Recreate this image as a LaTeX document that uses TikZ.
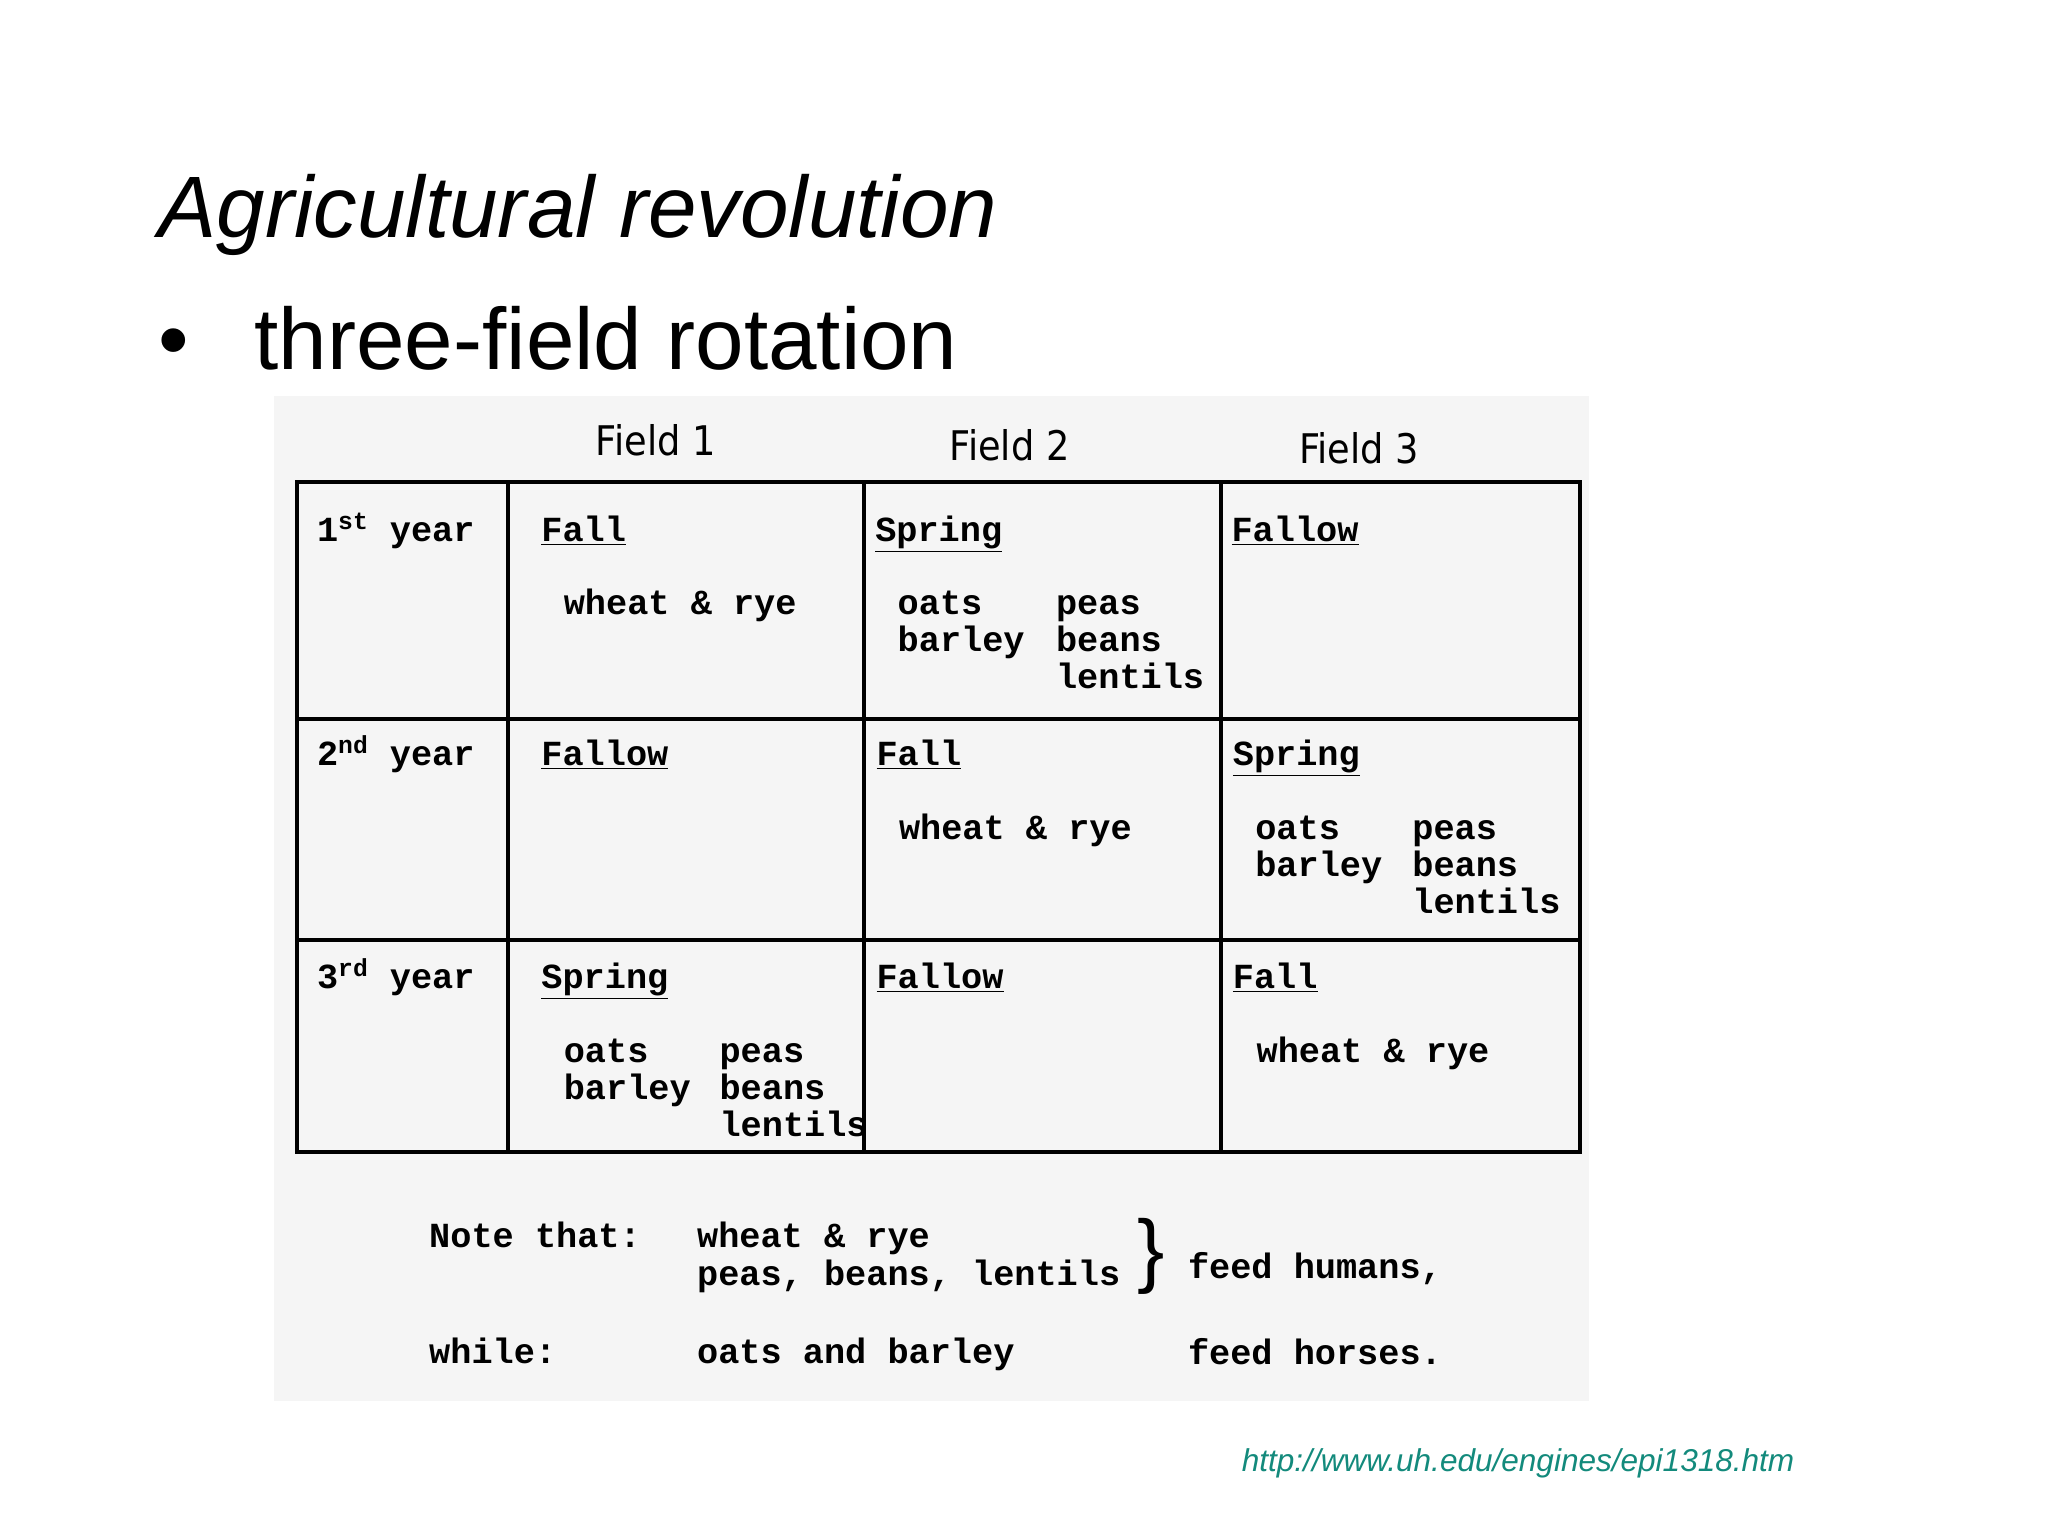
\documentclass[tikz,border=0pt]{standalone}
\usepackage{fontspec}
\setmainfont{Liberation Sans}
\newfontfamily\tw{Liberation Mono}
\newfontfamily\hand{DejaVu Sans}[FakeStretch=0.9]
\definecolor{teal2}{HTML}{138A7C}
\begin{document}
\begin{tikzpicture}[x=0.025cm,y=-0.025cm,
  tt/.style={anchor=base west,inner sep=0pt,font=\tw\bfseries\fontsize{19}{19}\selectfont},
  fld/.style={anchor=base,inner sep=0pt,font=\hand\fontsize{22}{22}\selectfont},
  grid/.style={line width=2.2pt,black}]
\useasboundingbox (0,0) rectangle (1552,1164);
\fill[white] (0,0) rectangle (1552,1164);
\node[anchor=base west,inner sep=0pt,font=\itshape\fontsize{47}{47}\selectfont] (title) at (120,180) {Agricultural revolution};
\node[anchor=base west,inner sep=0pt,font=\fontsize{47}{47}\selectfont] (bul) at (120,280) {\textbullet\hspace{0.75em}three-field rotation};
\fill[gray!8] (208,300) rectangle (1204,1062);
\draw[grid] (225,365) rectangle (1197,873);
\draw[grid] (385,365) -- (385,873);
\draw[grid] (655,365) -- (655,873);
\draw[grid] (925,365) -- (925,873);
\draw[grid] (225,545) -- (1197,545);
\draw[grid] (225,712) -- (1197,712);
\node[fld] (f1) at (497,345) {Field 1};
\node[fld] (f2) at (765,349) {Field 2};
\node[fld] (f3) at (1030,351) {Field 3};
% row labels
\node[tt] (y1) at (240,410) {1\textsuperscript{st}\hspace{0.6em}year};
\node[tt] (y2) at (240,580) {2\textsuperscript{nd}\hspace{0.6em}year};
\node[tt] (y3) at (240,749) {3\textsuperscript{rd}\hspace{0.6em}year};
% row 1
\node[tt] (a1) at (410,410) {\underline{Fall}};
\node[tt] (a2) at (427,466) {wheat \& rye};
\node[tt] (b1) at (663,410) {\underline{Spring}};
\node[tt] (b2) at (680,466) {oats};
\node[tt] (b3) at (800,466) {peas};
\node[tt] (b4) at (680,494) {barley};
\node[tt] (b5) at (800,494) {beans};
\node[tt] (b6) at (800,522) {lentils};
\node[tt] (c1) at (933,410) {\underline{Fallow}};
% row 2
\node[tt] (d1) at (410,580) {\underline{Fallow}};
\node[tt] (e1) at (664,580) {\underline{Fall}};
\node[tt] (e2) at (681,636) {wheat \& rye};
\node[tt] (g1) at (934,580) {\underline{Spring}};
\node[tt] (g2) at (951,636) {oats};
\node[tt] (g3) at (1070,636) {peas};
\node[tt] (g4) at (951,664) {barley};
\node[tt] (g5) at (1070,664) {beans};
\node[tt] (g6) at (1070,692) {lentils};
% row 3
\node[tt] (h1) at (410,749) {\underline{Spring}};
\node[tt] (h2) at (427,805) {oats};
\node[tt] (h3) at (545,805) {peas};
\node[tt] (h4) at (427,833) {barley};
\node[tt] (h5) at (545,833) {beans};
\node[tt] (h6) at (545,861) {lentils};
\node[tt] (i1) at (664,749) {\underline{Fallow}};
\node[tt] (j1) at (934,749) {\underline{Fall}};
\node[tt] (j2) at (952,805) {wheat \& rye};
% note
\node[tt] (n1) at (325,945) {Note that:};
\node[tt] (n2) at (528,945) {wheat \& rye};
\node[tt] (n3) at (528,974) {peas, beans, lentils};
\node[anchor=center,inner sep=0pt,font=\fontsize{44}{44}\selectfont] (br) at (872,952) {\}};
\node[tt] (n4) at (900,969) {feed humans,};
\node[tt] (n5) at (325,1033) {while:};
\node[tt] (n6) at (528,1033) {oats and barley};
\node[tt] (n7) at (900,1034) {feed horses.};
\node[anchor=base east,inner sep=0pt,text=teal2,font=\itshape\fontsize{17}{17}\selectfont] (url) at (1360,1115) {http://www.uh.edu/engines/epi1318.htm};
\end{tikzpicture}
\end{document}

########################################

EXERCISE TASK.
Show every line where the string "that" appears.

RIGHT ANSWER.
Recreate this image as a LaTeX document that uses TikZ.
\node[tt] (n1) at (325,945) {Note that:};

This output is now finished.